((

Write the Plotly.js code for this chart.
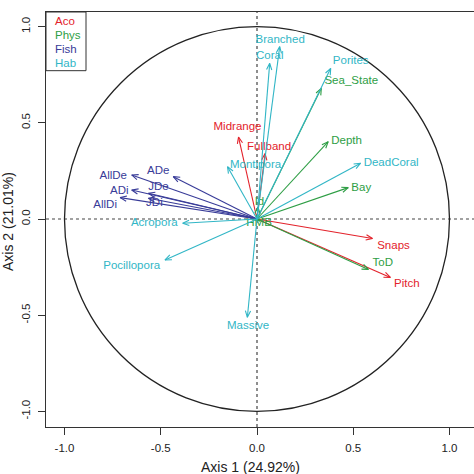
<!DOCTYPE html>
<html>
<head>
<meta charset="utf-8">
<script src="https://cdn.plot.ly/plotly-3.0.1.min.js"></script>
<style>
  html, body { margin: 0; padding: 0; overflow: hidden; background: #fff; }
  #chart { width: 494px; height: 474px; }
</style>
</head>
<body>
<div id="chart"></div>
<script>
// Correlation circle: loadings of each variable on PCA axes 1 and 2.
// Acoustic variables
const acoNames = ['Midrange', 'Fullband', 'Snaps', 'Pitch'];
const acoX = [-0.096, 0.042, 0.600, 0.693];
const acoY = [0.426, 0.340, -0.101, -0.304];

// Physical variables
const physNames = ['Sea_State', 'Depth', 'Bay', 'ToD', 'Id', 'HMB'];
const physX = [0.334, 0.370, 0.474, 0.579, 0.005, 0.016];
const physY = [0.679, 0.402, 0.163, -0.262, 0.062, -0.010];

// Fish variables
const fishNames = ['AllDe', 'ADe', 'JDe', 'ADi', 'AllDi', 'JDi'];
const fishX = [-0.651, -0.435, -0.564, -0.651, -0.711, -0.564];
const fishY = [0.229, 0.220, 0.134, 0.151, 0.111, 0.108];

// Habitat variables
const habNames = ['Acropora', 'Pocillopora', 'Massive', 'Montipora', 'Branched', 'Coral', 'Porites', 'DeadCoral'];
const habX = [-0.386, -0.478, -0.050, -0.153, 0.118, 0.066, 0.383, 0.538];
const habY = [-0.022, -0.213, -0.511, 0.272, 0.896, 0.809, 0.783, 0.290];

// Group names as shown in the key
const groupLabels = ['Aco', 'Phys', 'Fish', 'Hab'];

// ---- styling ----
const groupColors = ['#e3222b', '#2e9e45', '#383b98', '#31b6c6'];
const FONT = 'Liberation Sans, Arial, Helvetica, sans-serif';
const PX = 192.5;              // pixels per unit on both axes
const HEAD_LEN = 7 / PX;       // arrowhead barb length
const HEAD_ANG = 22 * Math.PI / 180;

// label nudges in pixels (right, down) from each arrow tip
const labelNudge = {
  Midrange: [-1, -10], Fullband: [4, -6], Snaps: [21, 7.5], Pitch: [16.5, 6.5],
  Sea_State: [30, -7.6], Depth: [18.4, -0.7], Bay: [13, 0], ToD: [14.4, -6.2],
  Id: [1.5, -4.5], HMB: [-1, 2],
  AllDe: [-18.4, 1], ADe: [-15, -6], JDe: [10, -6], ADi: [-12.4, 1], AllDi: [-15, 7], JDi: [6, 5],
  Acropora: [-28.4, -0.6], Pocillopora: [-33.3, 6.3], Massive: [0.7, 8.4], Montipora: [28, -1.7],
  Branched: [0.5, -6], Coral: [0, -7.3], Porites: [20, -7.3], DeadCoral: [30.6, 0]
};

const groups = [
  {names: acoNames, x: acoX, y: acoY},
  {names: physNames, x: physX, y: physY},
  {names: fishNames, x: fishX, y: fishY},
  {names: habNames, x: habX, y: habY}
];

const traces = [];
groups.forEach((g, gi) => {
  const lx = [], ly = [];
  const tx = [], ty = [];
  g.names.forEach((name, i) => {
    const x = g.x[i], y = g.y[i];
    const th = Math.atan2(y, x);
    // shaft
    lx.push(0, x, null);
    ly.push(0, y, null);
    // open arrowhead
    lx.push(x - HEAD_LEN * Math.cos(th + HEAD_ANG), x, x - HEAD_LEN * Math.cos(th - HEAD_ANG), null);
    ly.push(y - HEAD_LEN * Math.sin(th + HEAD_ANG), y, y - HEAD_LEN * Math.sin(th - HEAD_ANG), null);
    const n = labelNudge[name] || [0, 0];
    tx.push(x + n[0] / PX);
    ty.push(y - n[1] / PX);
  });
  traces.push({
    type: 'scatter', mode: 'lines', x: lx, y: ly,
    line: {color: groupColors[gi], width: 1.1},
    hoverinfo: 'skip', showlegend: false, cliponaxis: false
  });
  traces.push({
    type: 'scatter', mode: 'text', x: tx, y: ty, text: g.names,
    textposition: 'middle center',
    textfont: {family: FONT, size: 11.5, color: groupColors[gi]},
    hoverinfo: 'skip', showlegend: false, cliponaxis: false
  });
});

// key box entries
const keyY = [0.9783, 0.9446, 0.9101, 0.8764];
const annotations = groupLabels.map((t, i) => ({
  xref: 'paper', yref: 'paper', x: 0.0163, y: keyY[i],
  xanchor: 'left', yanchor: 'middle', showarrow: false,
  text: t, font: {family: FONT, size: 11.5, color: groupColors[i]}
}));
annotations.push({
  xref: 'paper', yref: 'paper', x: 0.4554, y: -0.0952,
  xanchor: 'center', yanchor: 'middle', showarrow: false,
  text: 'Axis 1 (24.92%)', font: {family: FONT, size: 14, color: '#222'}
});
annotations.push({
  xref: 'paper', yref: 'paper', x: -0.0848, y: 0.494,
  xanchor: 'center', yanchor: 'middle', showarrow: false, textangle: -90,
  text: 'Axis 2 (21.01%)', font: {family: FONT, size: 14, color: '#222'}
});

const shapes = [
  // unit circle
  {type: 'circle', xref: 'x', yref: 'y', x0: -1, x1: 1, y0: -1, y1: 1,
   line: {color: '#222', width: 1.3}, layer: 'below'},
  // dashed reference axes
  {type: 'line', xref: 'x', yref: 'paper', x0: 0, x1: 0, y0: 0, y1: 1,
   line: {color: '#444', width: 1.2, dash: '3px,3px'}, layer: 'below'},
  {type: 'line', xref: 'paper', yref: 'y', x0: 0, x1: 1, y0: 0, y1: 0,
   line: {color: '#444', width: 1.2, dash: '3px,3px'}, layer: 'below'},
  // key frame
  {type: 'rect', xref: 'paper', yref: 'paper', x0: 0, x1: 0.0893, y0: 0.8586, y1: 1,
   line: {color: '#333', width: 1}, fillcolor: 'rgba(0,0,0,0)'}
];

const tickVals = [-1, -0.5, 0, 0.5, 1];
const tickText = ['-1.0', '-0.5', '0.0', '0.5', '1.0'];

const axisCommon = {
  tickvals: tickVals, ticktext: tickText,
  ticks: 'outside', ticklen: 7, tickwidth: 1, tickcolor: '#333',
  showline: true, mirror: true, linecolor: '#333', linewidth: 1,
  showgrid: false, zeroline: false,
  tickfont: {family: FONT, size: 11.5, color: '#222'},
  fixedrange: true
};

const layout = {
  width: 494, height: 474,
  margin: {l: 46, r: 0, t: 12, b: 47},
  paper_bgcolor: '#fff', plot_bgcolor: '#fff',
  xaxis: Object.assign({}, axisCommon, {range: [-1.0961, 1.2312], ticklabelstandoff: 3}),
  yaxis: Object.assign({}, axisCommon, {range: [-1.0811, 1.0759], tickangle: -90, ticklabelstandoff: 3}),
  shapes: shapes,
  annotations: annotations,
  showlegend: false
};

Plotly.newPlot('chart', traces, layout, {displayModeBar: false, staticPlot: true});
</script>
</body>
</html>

))

What you have to do. Skip the images and write out the rest of the listing exactly.

Output of the exercise.
Write the Plotly.js code for this chart.
<!DOCTYPE html>
<html>
<head>
<meta charset="utf-8">
<script src="https://cdn.plot.ly/plotly-3.0.1.min.js"></script>
<style>
  html, body { margin: 0; padding: 0; overflow: hidden; background: #fff; }
  #chart { width: 494px; height: 474px; }
</style>
</head>
<body>
<div id="chart"></div>
<script>
// Correlation circle: loadings of each variable on PCA axes 1 and 2.
// Acoustic variables
const acoNames = ['Midrange', 'Fullband', 'Snaps', 'Pitch'];
const acoX = [-0.096, 0.042, 0.600, 0.693];
const acoY = [0.426, 0.340, -0.101, -0.304];

// Physical variables
const physNames = ['Sea_State', 'Depth', 'Bay', 'ToD', 'Id', 'HMB'];
const physX = [0.334, 0.370, 0.474, 0.579, 0.005, 0.016];
const physY = [0.679, 0.402, 0.163, -0.262, 0.062, -0.010];

// Fish variables
const fishNames = ['AllDe', 'ADe', 'JDe', 'ADi', 'AllDi', 'JDi'];
const fishX = [-0.651, -0.435, -0.564, -0.651, -0.711, -0.564];
const fishY = [0.229, 0.220, 0.134, 0.151, 0.111, 0.108];

// Habitat variables
const habNames = ['Acropora', 'Pocillopora', 'Massive', 'Montipora', 'Branched', 'Coral', 'Porites', 'DeadCoral'];
const habX = [-0.386, -0.478, -0.050, -0.153, 0.118, 0.066, 0.383, 0.538];
const habY = [-0.022, -0.213, -0.511, 0.272, 0.896, 0.809, 0.783, 0.290];

// Group names as shown in the key
const groupLabels = ['Aco', 'Phys', 'Fish', 'Hab'];

// ---- styling ----
const groupColors = ['#e3222b', '#2e9e45', '#383b98', '#31b6c6'];
const FONT = 'Liberation Sans, Arial, Helvetica, sans-serif';
const PX = 192.5;              // pixels per unit on both axes
const HEAD_LEN = 7 / PX;       // arrowhead barb length
const HEAD_ANG = 22 * Math.PI / 180;

// label nudges in pixels (right, down) from each arrow tip
const labelNudge = {
  Midrange: [-1, -10], Fullband: [4, -6], Snaps: [21, 7.5], Pitch: [16.5, 6.5],
  Sea_State: [30, -7.6], Depth: [18.4, -0.7], Bay: [13, 0], ToD: [14.4, -6.2],
  Id: [1.5, -4.5], HMB: [-1, 2],
  AllDe: [-18.4, 1], ADe: [-15, -6], JDe: [10, -6], ADi: [-12.4, 1], AllDi: [-15, 7], JDi: [6, 5],
  Acropora: [-28.4, -0.6], Pocillopora: [-33.3, 6.3], Massive: [0.7, 8.4], Montipora: [28, -1.7],
  Branched: [0.5, -6], Coral: [0, -7.3], Porites: [20, -7.3], DeadCoral: [30.6, 0]
};

const groups = [
  {names: acoNames, x: acoX, y: acoY},
  {names: physNames, x: physX, y: physY},
  {names: fishNames, x: fishX, y: fishY},
  {names: habNames, x: habX, y: habY}
];

const traces = [];
groups.forEach((g, gi) => {
  const lx = [], ly = [];
  const tx = [], ty = [];
  g.names.forEach((name, i) => {
    const x = g.x[i], y = g.y[i];
    const th = Math.atan2(y, x);
    // shaft
    lx.push(0, x, null);
    ly.push(0, y, null);
    // open arrowhead
    lx.push(x - HEAD_LEN * Math.cos(th + HEAD_ANG), x, x - HEAD_LEN * Math.cos(th - HEAD_ANG), null);
    ly.push(y - HEAD_LEN * Math.sin(th + HEAD_ANG), y, y - HEAD_LEN * Math.sin(th - HEAD_ANG), null);
    const n = labelNudge[name] || [0, 0];
    tx.push(x + n[0] / PX);
    ty.push(y - n[1] / PX);
  });
  traces.push({
    type: 'scatter', mode: 'lines', x: lx, y: ly,
    line: {color: groupColors[gi], width: 1.1},
    hoverinfo: 'skip', showlegend: false, cliponaxis: false
  });
  traces.push({
    type: 'scatter', mode: 'text', x: tx, y: ty, text: g.names,
    textposition: 'middle center',
    textfont: {family: FONT, size: 11.5, color: groupColors[gi]},
    hoverinfo: 'skip', showlegend: false, cliponaxis: false
  });
});

// key box entries
const keyY = [0.9783, 0.9446, 0.9101, 0.8764];
const annotations = groupLabels.map((t, i) => ({
  xref: 'paper', yref: 'paper', x: 0.0163, y: keyY[i],
  xanchor: 'left', yanchor: 'middle', showarrow: false,
  text: t, font: {family: FONT, size: 11.5, color: groupColors[i]}
}));
annotations.push({
  xref: 'paper', yref: 'paper', x: 0.4554, y: -0.0952,
  xanchor: 'center', yanchor: 'middle', showarrow: false,
  text: 'Axis 1 (24.92%)', font: {family: FONT, size: 14, color: '#222'}
});
annotations.push({
  xref: 'paper', yref: 'paper', x: -0.0848, y: 0.494,
  xanchor: 'center', yanchor: 'middle', showarrow: false, textangle: -90,
  text: 'Axis 2 (21.01%)', font: {family: FONT, size: 14, color: '#222'}
});

const shapes = [
  // unit circle
  {type: 'circle', xref: 'x', yref: 'y', x0: -1, x1: 1, y0: -1, y1: 1,
   line: {color: '#222', width: 1.3}, layer: 'below'},
  // dashed reference axes
  {type: 'line', xref: 'x', yref: 'paper', x0: 0, x1: 0, y0: 0, y1: 1,
   line: {color: '#444', width: 1.2, dash: '3px,3px'}, layer: 'below'},
  {type: 'line', xref: 'paper', yref: 'y', x0: 0, x1: 1, y0: 0, y1: 0,
   line: {color: '#444', width: 1.2, dash: '3px,3px'}, layer: 'below'},
  // key frame
  {type: 'rect', xref: 'paper', yref: 'paper', x0: 0, x1: 0.0893, y0: 0.8586, y1: 1,
   line: {color: '#333', width: 1}, fillcolor: 'rgba(0,0,0,0)'}
];

const tickVals = [-1, -0.5, 0, 0.5, 1];
const tickText = ['-1.0', '-0.5', '0.0', '0.5', '1.0'];

const axisCommon = {
  tickvals: tickVals, ticktext: tickText,
  ticks: 'outside', ticklen: 7, tickwidth: 1, tickcolor: '#333',
  showline: true, mirror: true, linecolor: '#333', linewidth: 1,
  showgrid: false, zeroline: false,
  tickfont: {family: FONT, size: 11.5, color: '#222'},
  fixedrange: true
};

const layout = {
  width: 494, height: 474,
  margin: {l: 46, r: 0, t: 12, b: 47},
  paper_bgcolor: '#fff', plot_bgcolor: '#fff',
  xaxis: Object.assign({}, axisCommon, {range: [-1.0961, 1.2312], ticklabelstandoff: 3}),
  yaxis: Object.assign({}, axisCommon, {range: [-1.0811, 1.0759], tickangle: -90, ticklabelstandoff: 3}),
  shapes: shapes,
  annotations: annotations,
  showlegend: false
};

Plotly.newPlot('chart', traces, layout, {displayModeBar: false, staticPlot: true});
</script>
</body>
</html>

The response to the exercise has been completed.